After meeting with residents on Tuesday Netanyahu said he had weighed the pros and cons and he "decided to cancel the agreement."

The move came after pressure from Netanyahu's nationalist allies who lashed out against the deal.

Naftali Bennett, leader of the nationalist Jewish Home party, tweeted shortly before Netanyahu's statement nullifying the deal that the agreement "is bad for Israel."

He said "it's not enough to suspend it, I call on the prime minister to cancel it completely. Its approval would cause generations of crying and determine a precedent in Israel granting residency for illegal infiltrators."

Africa Israel A Migrants Tale
Eritrean migrants wear chains to mimic slaves at a demonstration against the Israeli government's policy to forcibly deport African refugees and asylum seekers from Israel to Uganda and Rwanda, outside the Knesset, Israel's parliament, in Jerusalem, Jan. 17, 2018. AP

Netanyahu had announced Monday afternoon that Israel agreed to cancel the planned expulsion of the migrants. The deal called for sending about half of the 35,000 African migrants to Western nations and allowing the rest to remain in Israel.

Dozens of migrants and their Israeli supporters protested the suspension outside the prime minister's office in Jerusalem and government offices in Tel Aviv as Netanyahu met with the neighborhood representatives.

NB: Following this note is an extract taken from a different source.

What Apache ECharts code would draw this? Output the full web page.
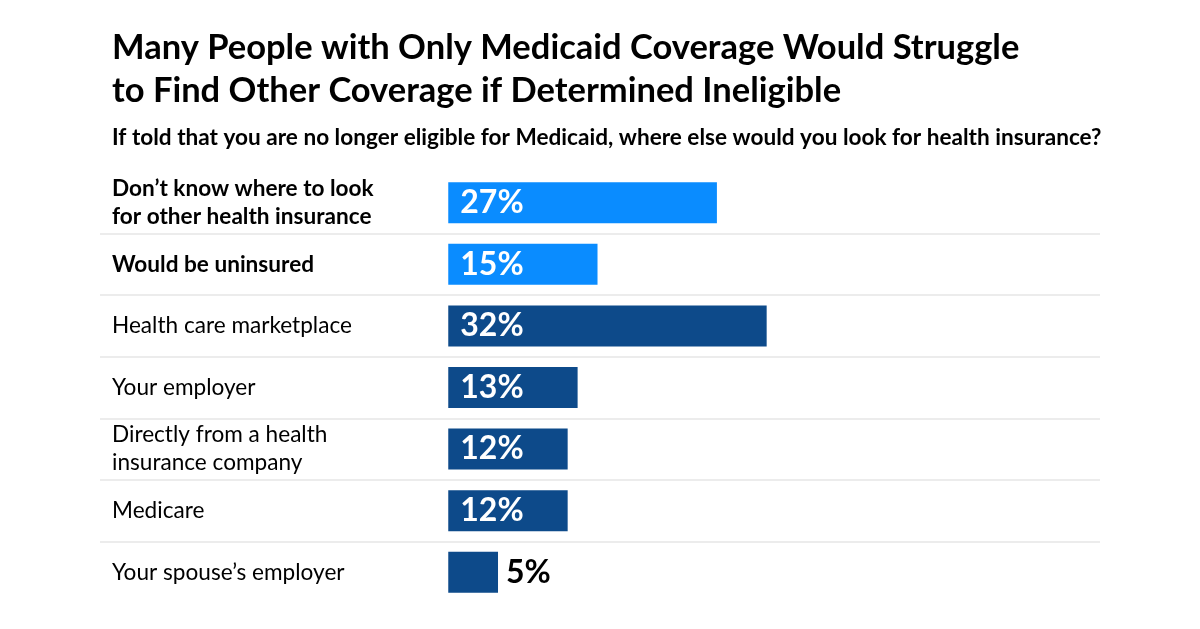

Some protesters stripped to the waist, draped themselves with chains and taped their mouths shut at a protest in Tel Aviv. Others waved signs reading "Human lives are not to play with. Yes to the deal."

Protester Daniella Elyashar called on Netanyahu to "stop this political game." Another protester, Veronika Cohen, said "yesterday we were in tears of joy and this morning just in tears."

African migrants and Israelis demonstrate in Jerusalem, April 3, 2018, against the Israeli government's policy to forcibly deport African refugees and asylum seekers.  Getty

Hardliners in Netanyahu's coalition strongly criticized the deal for allowing thousands of Africans to remain after the prime minister announced it.

Labor Party leader Avi Gabbay slammed the sudden turnaround on Army Radio questioning if defense decisions are also made in the same manner.

"It is sad, troubling and even a little scary that decisions are made that way," Gabbay said. He accused Netanyahu of leadership based on polls and comments on social media.

Israeli commentators slammed Netanyahu for folding to pressure.

Writing in the Yediot Ahronot newspaper, Sima Kadmon noted Netanyahu's decision "lasted for just six hours and 45 minutes" before "an important and courageous decision by the prime minister was trampled under the boots of the right wing divisions."

Most of the African migrants are from war-torn Sudan and Eritrea, the latter having one of the world's worst human rights records. The migrants say they are asylum-seekers fleeing danger and persecution, while Israeli leaders have claimed they are merely job seekers.

The Africans started arriving in 2005 after neighboring Egypt violently quashed a refugee demonstration and word spread of safety and job opportunities in Israel. Tens of thousands crossed the porous desert border with Egypt before Israel completed a barrier in 2012 that stopped the influx.

Thousands of African migrants are concentrated in neighborhoods in south Tel Aviv, where ethnic food shops and phone card stalls line the streets, and the area has become known as "Little Africa." This has sparked tension with the working-class Jewish residents who have been putting pressure on the government to find a solution.

Residents complained the agreement doesn't address their needs and demanded assurances that remaining migrants will be dispersed around the country as promised.

The prime minister's turnaround threw into limbo the surprise agreement, which had finally offered a solution to an issue that has divided Israel for a decade. The deportation plan had been widely criticized at home and abroad, even by some of Israel's closest supporters.